This is Why I Workout...
- Amy Kemper
- Apr 3
- 4 min read
Updated: Apr 4
Last night’s storm brought some minor damage to my hood. Everyone is safe and sound but the wind made itself known at Cottonwood Park, for sure. I had some damage to a shed that I am confident my neighbor can help me with.
One of my favorite sights of Springtime, right up there with the blooming buttercups and crocus, is my hood filling back up with the snowbirds who leave us behind to suffer the cold hard winter, while they bask in the Florida sunshine. Kidding, I love that for them. And it gives me a couple of options for a place to crash on a long weekend. But I really miss them.
Storms are my least favorite; too many viewings of Wizard of Oz as a little girl I suppose. I think I have some deep seated memories of my paternal aunt’s home being destroyed by a tornado in 1974, as well though.
So my golf clubs were in this little shed thing and I brought them inside the Barbie House to dry them and love them and maybe sage them. I then set out to gather all the parts, it fits together like a Lego set kind of. I actually was able to get it placed back together, it needs bigger screws, duck tape, maybe some beer and my neighbor Carl to guide me, and she’ll be good as she was before.
So while I was lifting and trying to line up the lid, between expletives flying freely, I thought to myself “this is why I workout.” I have to carry my own gear. I have to lift my own shit. And I’m cool with that. I deal with the consequences of the choices I’ve made. And that’s why I work out.
I think that many times in a week and I often say it out loud, “this is why we work out, ole girl.”

So this took me down a proverbial rabbit hole where I was presented with an opportunity for growth. You know me, I’m all about growth, so yes, bring yet another lesson to me, please.
Here’s what I sat with. I workout so that I can carry my own gear and baggage in life. Literally and figuratively. The gym brings me strength, yoga allows me to bend and flow through the situations I find myself in. Literally and figuratively. Walking on the bike path reminds me that there are far more important things than stuff in this life. Like trees. And relationships. And clarity. And peace.
The biggest lesson though, I think, is that it occurred to me that I never look in the mirror and say, “this is why I work out.” Usually I look in the mirror and say, “I wish this menopause belly would tighten up.” And then I beat myself up for drinking Busch Light and eating pizza. Once in a while, I say something like, “damn girl, those glutes are coming along nicely” or “nice guns, Super Girl”. I’m trying to be kinder and more loving to this body, and less critical and ungrateful.
This body has served me well. Very well, over the years, and she continues to show up and glow up every dang day. This body shows up at the gym and lifts heavy and bends and flows and proves to our mind constantly, that oh hell yes we can.
Us women in our fifties, we’re working out to take care of ourselves, to carry our own stuff, to pave our own way, to burn off some of the crazy. We’re buffing up our old lady bodies.

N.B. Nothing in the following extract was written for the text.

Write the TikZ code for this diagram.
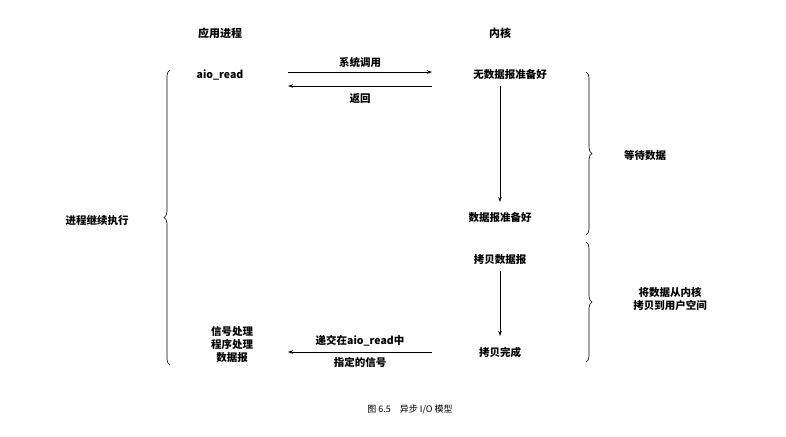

We’re not trying to find a man, sometimes we’re trying to be prepared to fight off a man in the very likely event that we need to. We really prefer to hug a man’s neck and scratch his back, but we’re matching energy these days.
So ladies, let’s be kinder and more grateful for our bodies. They show up for us every day. They shut our doubts down and lift our spirits. Wear what makes you feel authentic and congruent with your beautiful soul. Live in the body you have, it’s the only one you’re gonna get.

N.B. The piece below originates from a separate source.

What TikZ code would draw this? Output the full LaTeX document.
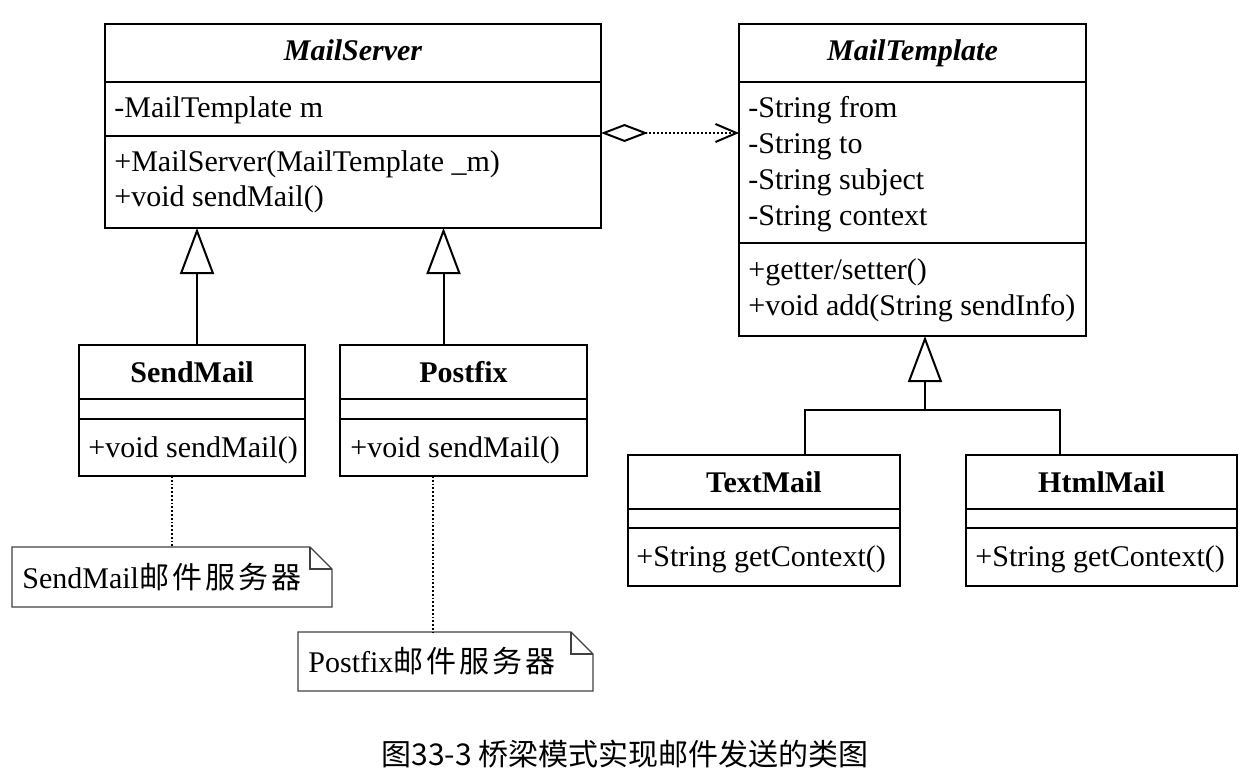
\documentclass[tikz,border=0pt]{standalone}
\usepackage{fontspec}
\setmainfont{Liberation Serif}
\newfontfamily\cjk{Noto Sans CJK SC}
\newfontfamily\cjknote[LetterSpace=10]{Noto Sans CJK SC}
\usetikzlibrary{arrows.meta,calc}
\begin{document}
\begin{tikzpicture}[x=0.5pt,y=-0.5pt,
  box/.style={draw, line width=1.1pt, rectangle, inner sep=0pt, outer sep=0pt},
  ttl/.style={anchor=base, inner sep=0pt, font=\fontsize{15}{18}\selectfont\bfseries},
  ittl/.style={ttl, font=\fontsize{15}{18}\selectfont\bfseries\itshape},
  mem/.style={anchor=base west, inner sep=0pt, font=\fontsize{15}{18}\selectfont},
  sepline/.style={line width=1.1pt},
  conn/.style={line width=1pt},
  gen/.style={conn, -{Triangle[open, length=23pt, width=17pt]}},
  agg/.style={conn, densely dotted, {Diamond[open,length=23.5pt,width=9pt]}-{Straight Barb[length=10.5pt,width=9pt]}},
  dotl/.style={line width=0.9pt, densely dotted},
  noteph/.style={rectangle, inner sep=0pt, outer sep=0pt},
  notel/.style={line width=0.7pt, draw=black!75},
  notetxt/.style={anchor=base west, inner sep=0pt, font=\fontsize{15}{18}\selectfont}
]
\useasboundingbox (0,0) rectangle (1249,776);

% ---------- MailServer ----------
\node[box, minimum width=248pt, minimum height=102pt] (ms) at (353,126) {};
\draw[sepline] ($(ms.north west)+(0,58)$) -- ($(ms.north east)+(0,58)$);
\draw[sepline] ($(ms.north west)+(0,112)$) -- ($(ms.north east)+(0,112)$);
\node[ittl] (mst) at (353,61) {MailServer};
\node[mem] (msa) at (114,117) {-MailTemplate m};
\node[mem] (msm1) at (114,171) {+MailServer(MailTemplate \_m)};
\node[mem] (msm2) at (114,206) {+void sendMail()};

% ---------- MailTemplate ----------
\node[box, minimum width=173.5pt, minimum height=156pt] (mt) at (912.5,180) {};
\draw[sepline] ($(mt.north west)+(0,58)$) -- ($(mt.north east)+(0,58)$);
\draw[sepline] ($(mt.north west)+(0,219)$) -- ($(mt.north east)+(0,219)$);
\node[ittl] (mtt) at (912.5,61) {MailTemplate};
\node[mem] (mta1) at (748,117) {-String from};
\node[mem] (mta2) at (748,153) {-String to};
\node[mem] (mta3) at (748,189) {-String subject};
\node[mem] (mta4) at (748,225) {-String context};
\node[mem] (mtm1) at (748,279) {+getter/setter()};
\node[mem] (mtm2) at (748,315) {+void add(String sendInfo)};

% ---------- SendMail ----------
\node[box, minimum width=113pt, minimum height=65.5pt] (sm) at (192,410.5) {};
\draw[sepline] ($(sm.north west)+(0,54)$) -- ($(sm.north east)+(0,54)$);
\draw[sepline] ($(sm.north west)+(0,74)$) -- ($(sm.north east)+(0,74)$);
\node[ttl] (smt) at (192,382) {SendMail};
\node[mem] (smm) at (88,457) {+void sendMail()};

% ---------- Postfix ----------
\node[box, minimum width=123.5pt, minimum height=65.5pt] (pf) at (463.5,410.5) {};
\draw[sepline] ($(pf.north west)+(0,54)$) -- ($(pf.north east)+(0,54)$);
\draw[sepline] ($(pf.north west)+(0,74)$) -- ($(pf.north east)+(0,74)$);
\node[ttl] (pft) at (463.5,382) {Postfix};
\node[mem] (pfm) at (350,457) {+void sendMail()};

% ---------- TextMail ----------
\node[box, minimum width=136pt, minimum height=65.5pt] (tm) at (764,520.5) {};
\draw[sepline] ($(tm.north west)+(0,54)$) -- ($(tm.north east)+(0,54)$);
\draw[sepline] ($(tm.north west)+(0,73)$) -- ($(tm.north east)+(0,73)$);
\node[ttl] (tmt) at (764,492) {TextMail};
\node[mem] (tmm) at (636,566) {+String getContext()};

% ---------- HtmlMail ----------
\node[box, minimum width=135.5pt, minimum height=65.5pt] (hm) at (1101.5,520.5) {};
\draw[sepline] ($(hm.north west)+(0,54)$) -- ($(hm.north east)+(0,54)$);
\draw[sepline] ($(hm.north west)+(0,73)$) -- ($(hm.north east)+(0,73)$);
\node[ttl] (hmt) at (1101.5,492) {HtmlMail};
\node[mem] (hmm) at (975,566) {+String getContext()};

% ---------- Notes ----------
\node[noteph, minimum width=160pt, minimum height=30pt] (n1) at (172,577) {};
\draw[notel] (n1.north west) -- ($(n1.north east)+(-22,0)$) -- ($(n1.north east)+(0,22)$) -- (n1.south east) -- (n1.south west) -- cycle;
\draw[notel] ($(n1.north east)+(-22,0)$) -- ($(n1.north east)+(-22,22)$) -- ($(n1.north east)+(0,22)$);
\node[notetxt] (n1t) at (22,588) {SendMail{\cjknote 邮件服务器}};

\node[noteph, minimum width=147.5pt, minimum height=29.5pt] (n2) at (445.5,661.5) {};
\draw[notel] (n2.north west) -- ($(n2.north east)+(-22,0)$) -- ($(n2.north east)+(0,22)$) -- (n2.south east) -- (n2.south west) -- cycle;
\draw[notel] ($(n2.north east)+(-22,0)$) -- ($(n2.north east)+(-22,22)$) -- ($(n2.north east)+(0,22)$);
\node[notetxt] (n2t) at (308,672) {Postfix{\cjknote 邮件服务器}};

% ---------- Connectors ----------
\draw[agg] ([yshift=-3.5pt]ms.east) -- ([yshift=-3.5pt]ms.east -| mt.west);
\draw[gen] ([xshift=2.5pt]sm.north) -- ([xshift=2.5pt]sm.north |- ms.south);
\draw[gen] ([xshift=-10pt]pf.north) -- ([xshift=-10pt]pf.north |- ms.south);
\coordinate (jn) at (925,410);
\draw[conn] ([xshift=20.5pt]tm.north) |- (jn) -| ([xshift=-20.75pt]hm.north);
\draw[gen] (jn) -- (jn |- mt.south);
\draw[dotl] (n1.north |- sm.south) -- (n1.north);
\draw[dotl] ([xshift=-15.25pt]pf.south) -- ([xshift=-15.25pt]pf.south |- n2.north);

% ---------- Caption ----------
\node[anchor=base, inner sep=0pt, font=\cjk\fontsize{15}{18}\selectfont] (cap) at (625,765) {图33-3 桥梁模式实现邮件发送的类图};
\end{tikzpicture}
\end{document}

Be confident in your skin. Smile and offer gratitude for this life and this body. Be sure of yourself and your values and beliefs. Be courageous and compassionate. And speak your truth, even if it’s only a whisper at first, nurture it until it becomes a shout, and then maybe a steady mantra. Confidence is not a size, it’s a state of mind and it’s sexy asf.
Be strong. Bend. Lift other women up. Support the good men out there. Love big. Live small. And if you need help carrying some gear, I’m here.
PS I went to the gym this afternoon, after writing this piece. I’ve been busting my ass in there lately and today a fellow gym girl commented on it. She gave me some very nice encouragement and then she said, “you look really strong.” That’s right up there with a guy a few weeks ago telling me “man you’re solid.” I made it a point to talk to Pam again and I thanked her and told her that she had made my day. Feels pretty good to this ole girl. That’s why I work out, strong and solid.
This is perfect. Thank you for the constant inspiration my strong, solid, sexy asf friend!